После того первого раза, на войне, Рейф всегда умел примириться со смертью тех, кого убил. Он был солдатом, а Энни – нет. Ее чувствительность – этот глубокий источник сострадания – отчасти и притягивала его. С изумлением он вспомнил, что когда увидел ее в первый раз, то Энни показалась ему ничем не примечательной худой, усталой и довольно некрасивой женщиной. Непонятно, как он мог быть таким слепым! Теперь, когда он смотрел на нее, то видел такую красоту, что у него дух захватывало. Энни была сама нежность, теплота, всеобъемлющая забота, она связала его нежнейшими путами. Рейф видел ее ум и достоинство и – Боже, конечно! – физическую красоту, пробуждающую в нем желание при одном взгляде на нее. Снимать с нее одежду было все равно, что извлекать сокровище, скрытое под убогой оболочкой.
Энни никогда не сможет спокойно примириться с потерей человеческой жизни. А он никогда не сможет смотреть на ее страдания и не испытывать потребности успокоить ее. Только он не уверен, что знает, как это сделать.
– Ты спасла мне жизнь, – Рейф нарушил молчание. Она подняла глаза, слегка вздрогнув от неожиданности, и он понял, что впервые произнес это вслух.
– В сущности, ты дважды спасла меня. В первый раз своим лечением, а потом еще раз, от Трэйгерна. Он ведь и не собирался доставить меня живым. – Рейф снова принялся за оленью шкуру. – Однажды Трэйгерн охотился на семнадцатилетнего мальчишку, за которого была назначена награда, за живого или мертвого. Этот мальчишка убил сына одного богатого человека из Сан-Франциско. Когда Трэйгерн настиг его, парень валялся у него в ногах, умоляя не убивать. Плакал, размазывая сопли. Клялся, что не попытается сбежать, что безропотно поедет с ним. Наверное, он слышал о репутации Трэйгерна. Это ему не помогло. Трэй-герн всадил ему пулю в лоб.
Она понимала, что смерть Трэйгерна не большая потеря для человечества.
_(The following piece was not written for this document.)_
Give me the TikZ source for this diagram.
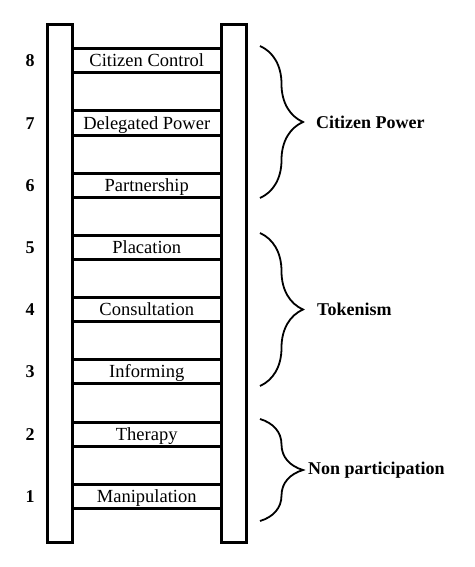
\documentclass[tikz,border=0pt]{standalone}
\usepackage{fontspec}
\setmainfont{Liberation Serif}
\usetikzlibrary{decorations.pathreplacing,positioning}

\begin{document}
\begin{tikzpicture}[
    x=1pt, y=-1pt,
    rail/.style = {draw, line width=3pt, minimum width=24.5pt, minimum height=518pt, inner sep=0pt},
    rung/.style = {draw, line width=3pt, minimum width=149.5pt, minimum height=24pt, inner sep=0pt,
      text height=12pt, text depth=0pt, font=\fontsize{18.5}{20}\selectfont},
    num/.style = {font=\fontsize{18}{20}\selectfont\bfseries, text height=12pt, text depth=0pt},
    group/.style = {font=\fontsize{18}{20}\selectfont\bfseries, anchor=west, inner sep=0pt},
    brc/.style = {decorate, decoration={brace,amplitude=43pt}, line width=1.8pt}
    ]
    \useasboundingbox (0,0) rectangle (474,567);
    % Rails
    \node[rail] (lrail) at (59.75,283.5) {};
    \node[rail] (rrail) at (234,283.5) {};
    % Rungs and numbers
    \foreach \k/\txt in {8/Citizen Control,7/Delegated Power,6/Partnership,5/Placation,
                         4/Consultation,3/Informing,2/Therapy,1/Manipulation} {
      \pgfmathsetmacro\yy{60.8+(8-\k)*62.2}
      \node[rung] (r\k) at (146.75,\yy) {\txt};
      \node[num] (n\k) at (30,\yy) {\k};
    }
    % Braces
    \coordinate (cpT) at (260,46);
    \coordinate (cpB) at (260,198);
    \coordinate (tkT) at (260,233);
    \coordinate (tkB) at (260,386);
    \coordinate (npT) at (260,419);
    \coordinate (npB) at (260,521);
    \draw[brc] (cpT) -- coordinate[midway] (cpM) (cpB);
    \draw[brc] (tkT) -- coordinate[midway] (tkM) (tkB);
    \draw[brc] (npT) -- coordinate[midway] (npM) (npB);
    \node[group, right=56pt of cpM] (cp) {Citizen Power};
    \node[group, right=57pt of tkM] (tk) {Tokenism};
    \node[group, right=48pt of npM] (np) {Non participation};
\end{tikzpicture}
\end{document}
Но она поняла еще кое-что, чего раньше не замечала, потому что ей было не до того.
– Я не жалею, что убила Трэйгерна, – произнесла Энни нарочито медленно, заставив Рейфа посмотреть на нее. – Я жалею, что вообще возникла необходимость кого-то убивать. Но даже если бы на его месте оказался этот судебный исполнитель, Этуотер, я бы сделала то же самое. – Я выбрала тебя, безмолвно сказала она.
Рейф кивнул и снова занялся выделкой шкуры.
Энни помешала еду в котелке. Рассказ Рейфа немного развеял ее печаль, хотя она и знала, что уже никогда не станет до конца прежней. Не сможет.
Спустилась ночь в молчаливом взрыве многоцветья: небо над головой переливалось от розового к золотому, потом к красному и пурпурному всего за несколько минут. Потом все погасло и осталась только тишина, будто весь мир затаил дыхание от такого зрелища. Только слабый отблеск света оставался на небе, когда Рейф отвел Энни на их ложе, на одеяло.